Precedent and Circuit Splits
The court addressed the existing circuit splits concerning the interpretation of what constitutes a "judgment" within the framework of postjudgment interest. It acknowledged that different circuits had varying standards on whether a non-final judgment could trigger interest accrual. The court referenced the majority view, which maintained that both a fixed monetary amount and a final appealable judgment were necessary for postjudgment interest to commence. It contrasted this with the perspective of the Sixth Circuit, which allowed for the accrual of interest from earlier judgments even if they were not final. The court leaned towards the majority interpretation, supporting the idea that a clear and enforceable judgment would promote efficiency and clarity in future litigation. By aligning its reasoning with the prevailing majority view, the court sought to minimize confusion and ensure a consistent application of interest accrual standards across cases. This approach reinforced the principle that finality in judgments is crucial for the proper administration of justice and the equitable treatment of parties involved in litigation.

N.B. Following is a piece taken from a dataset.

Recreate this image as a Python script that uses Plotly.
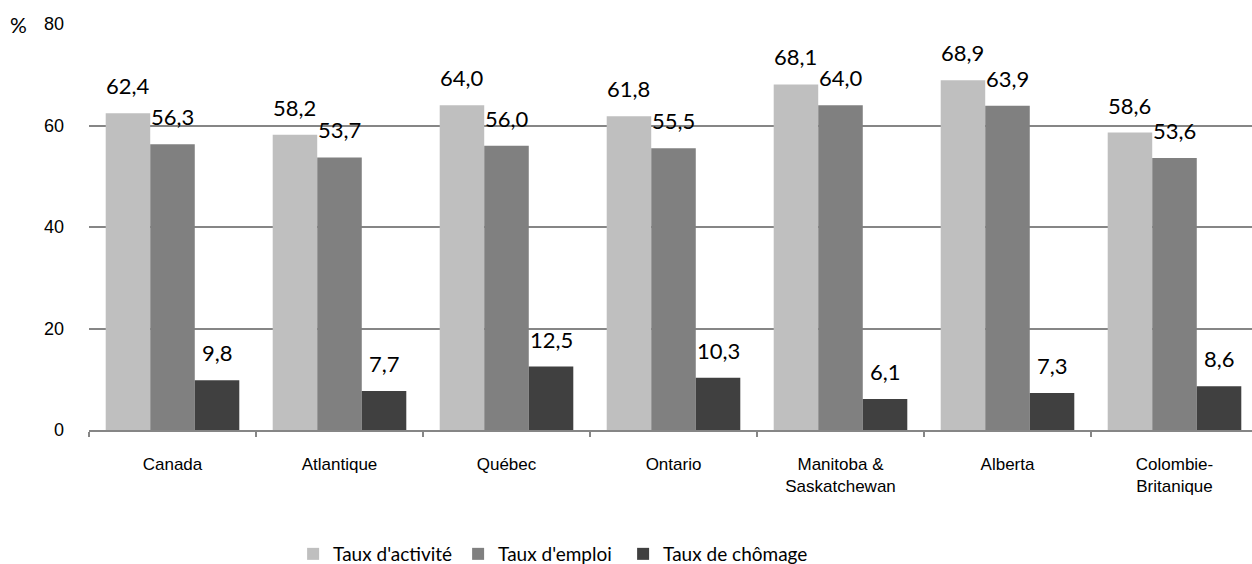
import plotly.graph_objects as go

# Taux du marché du travail par région (%)
regions = ["Canada", "Atlantique", "Québec", "Ontario",
           "Manitoba &<br>Saskatchewan", "Alberta", "Colombie-<br>Britanique"]
taux_activite = [62.4, 58.2, 64.0, 61.8, 68.1, 68.9, 58.6]
taux_emploi = [56.3, 53.7, 56.0, 55.5, 64.0, 63.9, 53.6]
taux_chomage = [9.8, 7.7, 12.5, 10.3, 6.1, 7.3, 8.6]

series = [
    ("Taux d'activité", taux_activite, "#bfbfbf"),
    ("Taux d'emploi", taux_emploi, "#808080"),
    ("Taux de chômage", taux_chomage, "#404040"),
]

W, H = 1252, 564
ML, MR, MT, MB = 89, 0, 24, 134
plot_w = W - ML - MR
plot_h = H - MT - MB
cat_px = 167.0                      # pixel width of one category slot
x_hi = -0.5 + plot_w / cat_px
bargap = 0.2
bar_px = cat_px * (1 - bargap) / len(series)

GRID = "#868686"
LABEL_FONT = "Lato, 'Open Sans', sans-serif"
AXIS_FONT = "'Liberation Sans', Arial, sans-serif"

fig = go.Figure()
for i, (name, vals, col) in enumerate(series):
    fig.add_trace(go.Bar(
        name=name, x=regions, y=vals,
        marker=dict(color=col, line=dict(width=0)),
        # fixed legend slot for the first entries, natural width for the last
        legendwidth=120 if i < len(series) - 1 else None,
    ))

# value labels above each bar, formatted with a decimal comma
annotations = []
for i, (name, vals, col) in enumerate(series):
    offset = (i - (len(series) - 1) / 2) * bar_px
    for reg, v in zip(regions, vals):
        annotations.append(dict(
            x=reg, y=v, xref="x", yref="y",
            text=f"{v:.1f}".replace(".", ","),
            showarrow=False, xanchor="center", yanchor="bottom",
            xshift=offset, yshift=12,
            font=dict(family=LABEL_FONT, size=22, color="#000000"),
        ))

# unit marker next to the top tick
annotations.append(dict(
    x=-0.061, y=80, xref="paper", yref="y", text="%",
    showarrow=False, xanchor="center", yanchor="middle",
    font=dict(family=LABEL_FONT, size=21, color="#000000"),
))

fig.update_layout(
    width=W, height=H,
    margin=dict(l=ML, r=MR, t=MT, b=MB, pad=0, autoexpand=False),
    paper_bgcolor="white", plot_bgcolor="white",
    barmode="group", bargap=bargap, bargroupgap=0,
    annotations=annotations,
    showlegend=True,
    legend=dict(
        orientation="h", x=0.1755, xanchor="left",
        y=-(554 - (H - MB)) / plot_h, yanchor="middle",
        font=dict(family=LABEL_FONT, size=19, color="#000000"),
        itemwidth=30, traceorder="normal",
    ),
    xaxis=dict(
        range=[-0.5, x_hi],
        showline=True, linecolor=GRID, linewidth=1.5,
        ticks="outside", tickson="boundaries", ticklen=5,
        tickcolor=GRID, tickwidth=1.5,
        showgrid=False, zeroline=False, automargin=False,
        tickfont=dict(family=AXIS_FONT, size=17, color="#000000"),
        ticklabelstandoff=18,
    ),
    yaxis=dict(
        range=[0, 80], tickvals=[0, 20, 40, 60, 80],
        showgrid=True, gridcolor=GRID, gridwidth=1.5,
        zeroline=False, showline=False, ticks="", automargin=False,
        tickfont=dict(family=AXIS_FONT, size=18, color="#000000"),
        ticklabelstandoff=24,
    ),
)

fig.write_html("out.html")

Conclusion on Interest Accrual
In conclusion, the court determined that Moran Foods was entitled to prejudgment interest at the contractual rate of 22% per annum until the issuance of a final judgment. It clarified that this interest accrued from the date the original damages were sought until the court provided a definitive monetary award. The court asserted that the complexities surrounding the case, including the appellate court's reversals and the lack of evidentiary support for prior awards, justified the continuation of prejudgment interest. Postjudgment interest would then begin upon the entry of the final judgment, aligning with the statutory requirements set forth in 28 U.S.C. § 1961. The court's decision aimed to ensure fairness in the treatment of both parties, recognizing the need for a clear resolution of the outstanding financial obligations stemming from the breach of contract claims. Ultimately, this ruling provided clarity on the timing of interest accrual, reinforcing the importance of final judgments in the legal system.